*Material for the task*

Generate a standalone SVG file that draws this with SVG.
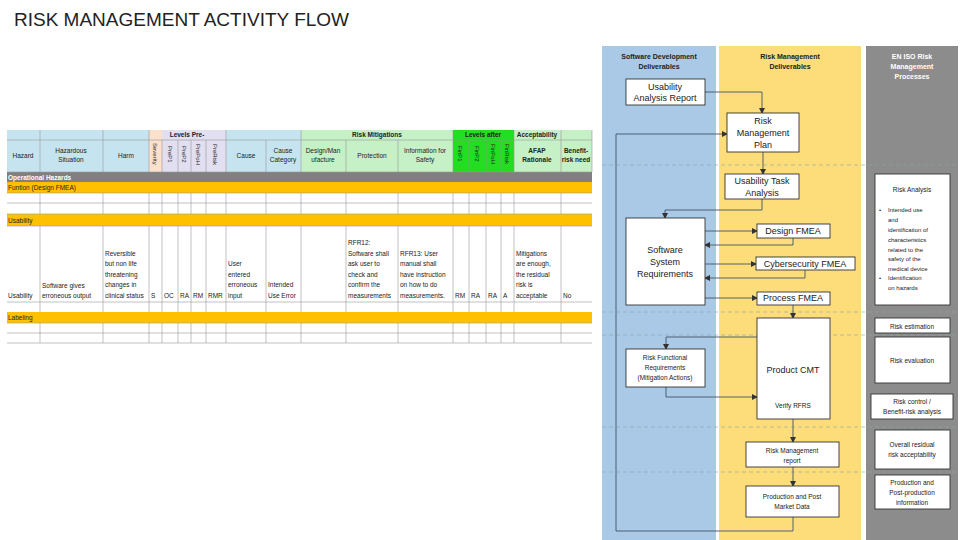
...
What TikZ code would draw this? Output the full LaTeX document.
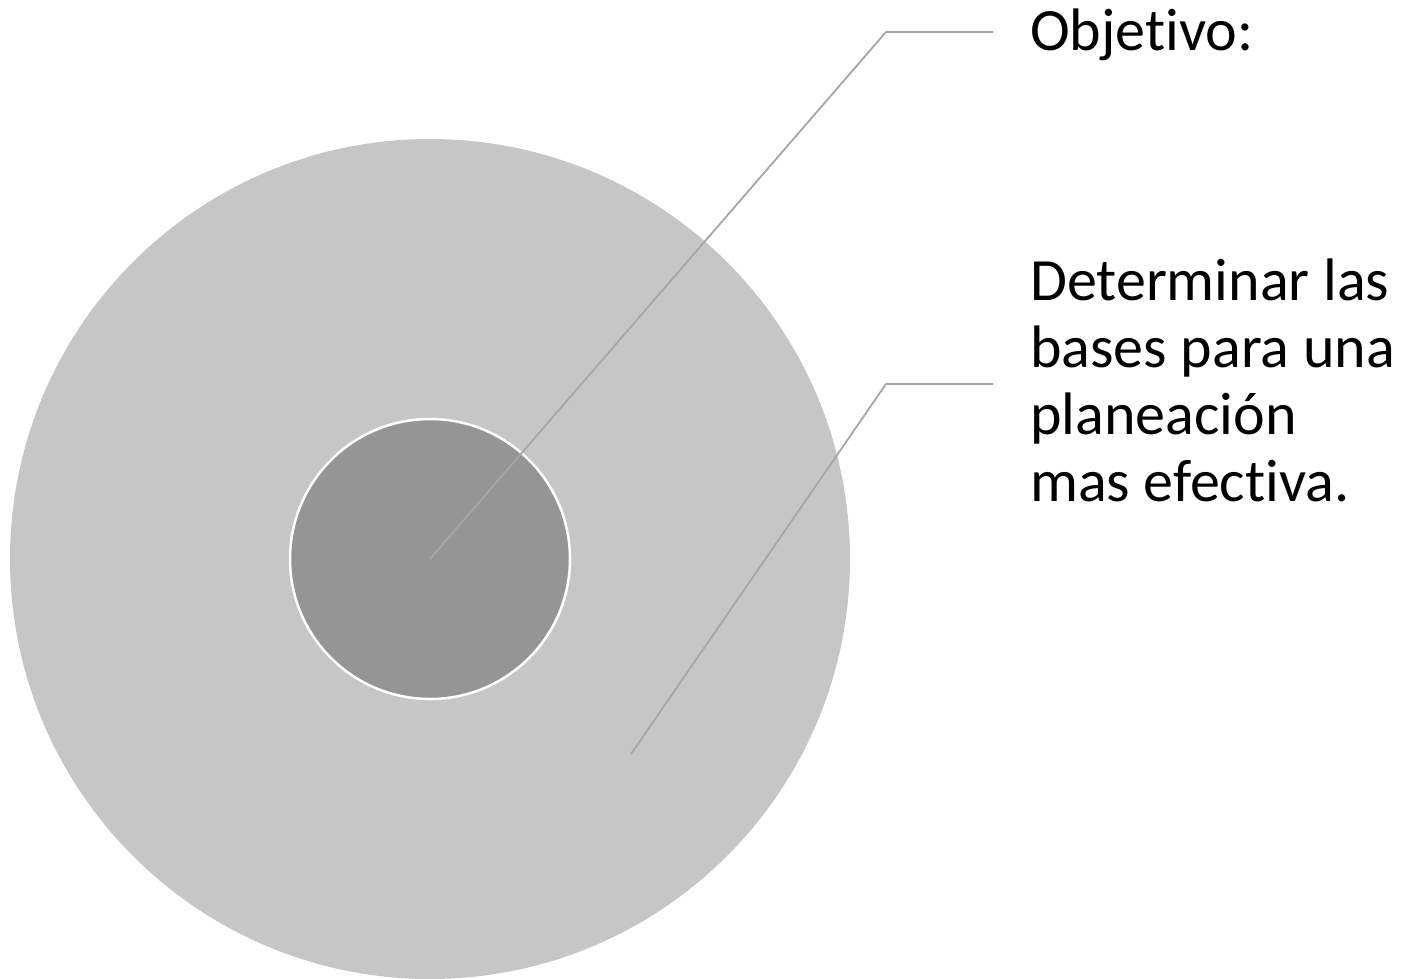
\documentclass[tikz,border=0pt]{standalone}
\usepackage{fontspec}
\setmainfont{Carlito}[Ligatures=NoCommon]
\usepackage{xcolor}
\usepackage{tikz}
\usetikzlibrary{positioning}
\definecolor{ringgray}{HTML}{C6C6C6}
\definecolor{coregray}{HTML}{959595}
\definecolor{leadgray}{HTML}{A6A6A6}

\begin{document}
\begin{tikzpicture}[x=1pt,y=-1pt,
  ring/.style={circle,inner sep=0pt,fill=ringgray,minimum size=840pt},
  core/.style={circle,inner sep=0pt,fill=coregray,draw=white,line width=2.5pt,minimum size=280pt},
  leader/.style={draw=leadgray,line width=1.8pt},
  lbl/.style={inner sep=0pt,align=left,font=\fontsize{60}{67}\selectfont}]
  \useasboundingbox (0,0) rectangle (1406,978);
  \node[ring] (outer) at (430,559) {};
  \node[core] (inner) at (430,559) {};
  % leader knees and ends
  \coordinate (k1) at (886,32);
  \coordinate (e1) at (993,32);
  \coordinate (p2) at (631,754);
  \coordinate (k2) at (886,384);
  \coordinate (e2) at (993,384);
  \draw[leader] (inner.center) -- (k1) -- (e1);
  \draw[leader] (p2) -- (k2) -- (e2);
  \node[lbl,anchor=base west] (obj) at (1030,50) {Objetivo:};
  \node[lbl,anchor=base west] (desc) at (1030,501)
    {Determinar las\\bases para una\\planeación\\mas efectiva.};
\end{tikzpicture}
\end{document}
---
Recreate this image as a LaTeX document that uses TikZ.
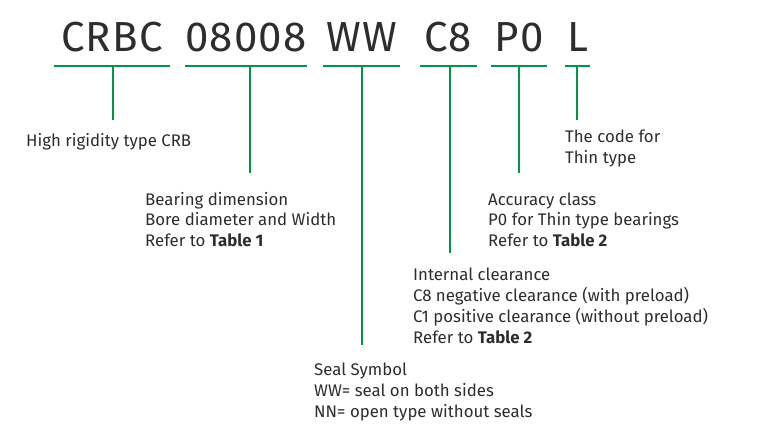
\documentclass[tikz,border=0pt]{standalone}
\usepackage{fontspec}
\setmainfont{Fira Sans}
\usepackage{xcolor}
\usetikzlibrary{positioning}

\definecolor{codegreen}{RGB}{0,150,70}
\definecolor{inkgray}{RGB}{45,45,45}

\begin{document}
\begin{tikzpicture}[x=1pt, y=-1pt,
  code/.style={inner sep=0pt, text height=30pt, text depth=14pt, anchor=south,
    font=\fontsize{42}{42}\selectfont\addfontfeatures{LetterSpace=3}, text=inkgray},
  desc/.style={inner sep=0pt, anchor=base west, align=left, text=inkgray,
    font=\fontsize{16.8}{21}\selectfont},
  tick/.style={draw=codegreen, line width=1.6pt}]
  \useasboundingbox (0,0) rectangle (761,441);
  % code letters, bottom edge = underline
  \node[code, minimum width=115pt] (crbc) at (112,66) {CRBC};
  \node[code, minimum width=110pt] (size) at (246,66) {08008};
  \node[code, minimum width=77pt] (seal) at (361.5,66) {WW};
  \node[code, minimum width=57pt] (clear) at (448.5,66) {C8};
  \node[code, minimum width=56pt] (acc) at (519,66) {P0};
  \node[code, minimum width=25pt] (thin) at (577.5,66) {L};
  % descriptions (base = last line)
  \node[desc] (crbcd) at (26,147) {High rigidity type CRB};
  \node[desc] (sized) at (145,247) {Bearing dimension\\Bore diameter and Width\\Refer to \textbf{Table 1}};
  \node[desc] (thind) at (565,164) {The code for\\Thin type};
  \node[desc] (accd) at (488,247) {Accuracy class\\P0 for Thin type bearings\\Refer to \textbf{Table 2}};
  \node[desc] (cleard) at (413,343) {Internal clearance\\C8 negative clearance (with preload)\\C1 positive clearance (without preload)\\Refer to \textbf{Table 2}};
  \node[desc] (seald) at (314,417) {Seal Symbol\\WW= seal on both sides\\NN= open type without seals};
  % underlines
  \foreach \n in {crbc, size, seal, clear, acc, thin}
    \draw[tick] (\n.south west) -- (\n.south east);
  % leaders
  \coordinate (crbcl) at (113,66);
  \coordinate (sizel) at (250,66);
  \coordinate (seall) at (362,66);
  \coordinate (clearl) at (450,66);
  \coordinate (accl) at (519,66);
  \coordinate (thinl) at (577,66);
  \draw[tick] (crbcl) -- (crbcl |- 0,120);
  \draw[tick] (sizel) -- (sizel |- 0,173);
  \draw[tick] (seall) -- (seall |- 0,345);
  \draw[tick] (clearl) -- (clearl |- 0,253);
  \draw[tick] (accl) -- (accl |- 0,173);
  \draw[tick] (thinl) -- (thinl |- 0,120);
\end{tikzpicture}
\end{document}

*What the task asks*
Using the listing above, show every line that includes the string "LaTeX".

*Complete response*
What TikZ code would draw this? Output the full LaTeX document.
Recreate this image as a LaTeX document that uses TikZ.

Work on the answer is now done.